In other words, the Kyoto Protocol specifically excluded standing forests
from carbon credit trading thus in effect punishing those nations who
have worked to protect tropical forests from deforestation and perversely,
potentially incentivizing deforestation.
22% of All Human Generated Carbon Emission is From Deforestation
The absurdity of this omission has become apparent since it is now accepted
that 22 percent of all carbon dioxide emissions over the last 20 years
have resulted from deforestation world-wide as the sequestered carbon
dioxide is released into the atmosphere. Fortunately, a correction to
this fundamental flaw is being negotiated pending ratification by the
world’s governments. This revision would acknowledge the vital role
that standing forests, especially tropical forests, play in both reducing
and absorbing carbon dioxide emissions.
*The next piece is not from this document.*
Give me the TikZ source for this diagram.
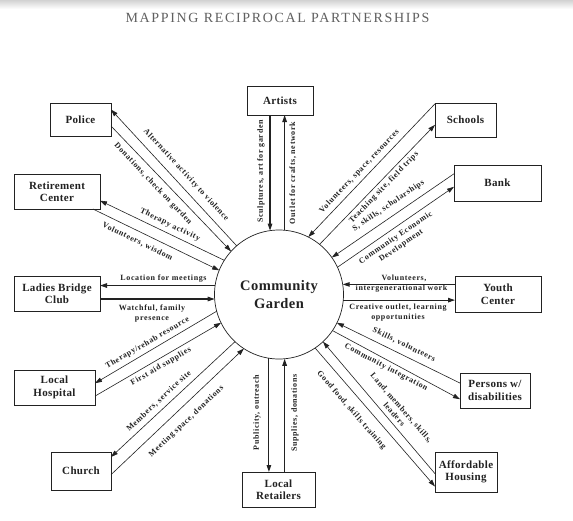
\documentclass[tikz,border=0pt]{standalone}
\usepackage{fontspec}
\setmainfont{Liberation Serif}
\newfontfamily\labf[LetterSpace=8]{Liberation Serif}
\newfontfamily\boxf[LetterSpace=3]{Liberation Serif}
\newfontfamily\titf[LetterSpace=12]{Liberation Serif}
\usetikzlibrary{arrows.meta}
\definecolor{ink}{HTML}{222222}
\begin{document}
\begin{tikzpicture}[x=1pt,y=-1pt,
 box/.style={draw=ink, line width=0.7pt, inner sep=0pt, outer sep=0pt, align=center, font=\boxf\bfseries\fontsize{11}{12.5}\selectfont, text=ink},
 lab/.style={inner sep=0pt, align=center, font=\labf\bfseries\fontsize{8}{9.5}\selectfont, text=ink},
 con/.style={draw=ink, line width=0.6pt, -{Triangle[length=7pt,width=4.5pt]}},
 hv/.style={con, line width=1.1pt},
]
\useasboundingbox (0,0) rectangle (573,520);
\fill[white] (0,0) rectangle (573,520);
\shade[top color=gray!35, bottom color=white] (0,0) rectangle (573,9);

\node[font=\titf\fontsize{14}{16}\selectfont, text=gray!75!black] (title) at (277.5,18) {MAPPING RECIPROCAL PARTNERSHIPS};

\node[circle, draw=ink, line width=0.7pt, minimum size=129pt, inner sep=0pt, outer sep=0pt, align=center, text=ink, font=\boxf\bfseries\fontsize{14.5}{18}\selectfont] (cg) at (279,294.5) {Community\\Garden};

\node[box, minimum width=66pt, minimum height=29pt] (artists) at (280,100.5) {Artists};
\node[box, minimum width=61pt, minimum height=33pt] (police) at (80.5,119.5) {Police};
\node[box, minimum width=86pt, minimum height=35pt] (retire) at (57,191.5) {Retirement\\Center};
\node[box, minimum width=86pt, minimum height=35pt] (ladies) at (57,293.5) {Ladies Bridge\\Club};
\node[box, minimum width=81pt, minimum height=35pt] (hospital) at (54.5,387.5) {Local\\Hospital};
\node[box, minimum width=60pt, minimum height=38pt] (church) at (81,471) {Church};
\node[box, minimum width=73pt, minimum height=35pt] (retailers) at (278.5,489.5) {Local\\Retailers};
\node[box, minimum width=62pt, minimum height=40pt] (housing) at (466,472) {Affordable\\Housing};
\node[box, minimum width=70pt, minimum height=35pt] (persons) at (495,390.5) {Persons w/\\disabilities};
\node[box, minimum width=86pt, minimum height=36pt] (youth) at (498,294) {Youth\\Center};
\node[box, minimum width=87pt, minimum height=36pt] (bank) at (497.5,183) {Bank};
\node[box, minimum width=61pt, minimum height=34pt] (schools) at (465.5,120) {Schools};

% Artists
\draw[hv] (cg.98.9 |- artists.south) -- (cg.98.9);
\draw[hv] (cg.85.6) -- (cg.85.6 |- artists.south);
% Police
\draw[con] (cg.131.6) -- (police.18.2);
\draw[con] (police.-12.9) -- (cg.138.9);
% Retirement
\draw[con] (cg.148.4) -- (retire.-12.1);
\draw[con] (retire.-26.1) -- (cg.158.5);
% Ladies
\draw[hv] (cg.172.4) -- (cg.172.4 -| ladies.east);
\draw[hv] (ladies.east |- cg.184) -- (cg.184);
% Hospital
\draw[con] (cg.195.5) -- (hospital.6.3);
\draw[con] (hospital.-12.8) -- (cg.206.1);
% Church
\draw[con] (cg.227) -- (church.25.5);
\draw[con] (church.-7.6) -- (cg.237.2);
% Retailers
\draw[hv] (cg.261.1) -- (cg.261.1 |- retailers.north);
\draw[hv] (retailers.north -| cg.275.3) -- (cg.275.3);
% Housing
\draw[con] (cg.-56.2) -- (housing.205.8);
\draw[con] (housing.183.7) -- (cg.-47.8);
% Persons
\draw[con] (persons.168.4) -- (cg.-26.8);
\draw[con] (cg.-34.5) -- (persons.194.1);
% Youth
\draw[hv] (youth.west |- cg.9.4) -- (cg.9.4);
\draw[hv] (cg.-5.8) -- (cg.-5.8 -| youth.west);
% Bank
\draw[con] (bank.168.3) -- (cg.35.3);
\draw[con] (cg.25.1) -- (bank.185.6);
% Schools
\draw[con] (schools.152.3) -- (cg.63.1);
\draw[con] (cg.51.3) -- (schools.189.3);

% Labels
\node[lab, rotate=90] (lart1) at (261,171.5) {Sculptures, art for garden};
\node[lab, rotate=90] (lart2) at (293,173) {Outlet for crafts, network};
\node[lab, rotate=-47.5] (lpol1) at (186,175) {Alternative activity to violence};
\node[lab, rotate=-46.5] (lpol2) at (153,184) {Donations, check on garden};
\node[lab, rotate=-26] (lret1) at (170,225) {Therapy activity};
\node[lab, rotate=-26] (lret2) at (137.5,241.5) {Volunteers, wisdom};
\node[lab] (llad1) at (163.5,279) {Location for meetings};
\node[lab] (llad2) at (152,313.5) {Watchful, family\\presence};
\node[lab, rotate=30.3] (lhos1) at (147.5,343) {Therapy/rehab resource};
\node[lab, rotate=30.3] (lhos2) at (161,366.5) {First aid supplies};
\node[lab, rotate=43] (lchu1) at (159,401) {Members, service site};
\node[lab, rotate=43.5] (lchu2) at (186.5,421.5) {Meeting space, donations};
\node[lab, rotate=90] (lret3) at (257,412.5) {Publicity, outreach};
\node[lab, rotate=90] (lret4) at (295,413) {Supplies, donations};
\node[lab, rotate=-49] (lhou1) at (351.5,410.5) {Good food, skills training};
\node[lab, rotate=-49] (lhou2) at (398,411) {Land, members, skills,\\leaders};
\node[lab, rotate=-25.8] (lper1) at (404,344.7) {Skills, volunteers};
\node[lab, rotate=-28] (lper2) at (386,367.5) {Community integration};
\node[lab] (lyou1) at (404,278) {Volunteers,};
\node[lab] (lyou2) at (401.5,289) {intergenerational work};
\node[lab] (lyou3) at (398,312.5) {Creative outlet, learning\\opportunities};
\node[lab, rotate=34.2] (lban1) at (388.5,206) {S, skills, scholarships};
\node[lab, rotate=34.4] (lban2) at (398.5,242) {Community Economic\\Development};
\node[lab, rotate=46.4] (lsch1) at (359.5,171.5) {Volunteers, space, resources};
\node[lab, rotate=45.8] (lsch2) at (384,187.5) {Teaching site, field trips};
\end{tikzpicture}
\end{document}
And it would reward countries
that have been vigilant in protecting their natural forestry resources
by allowing them to benefit from the carbon emissions trading system.
As further incentive, preservation of existing forests provides additional
“environmental services,” such as flood and erosion control,
watershed protection, preservation of scenic beauty, and, perhaps most
valuable of all—the preservation of biodiversity that is the legacy
of a billion years of evolution. Though perhaps not as easily quantified
in monetary terms as carbon sequestration, there is no denying the immense
value of these forest resources when left in place. Nowhere is this more
so than in the tropics, home to more than three-quarters of the planet’s
species and many of its human inhabitants as well.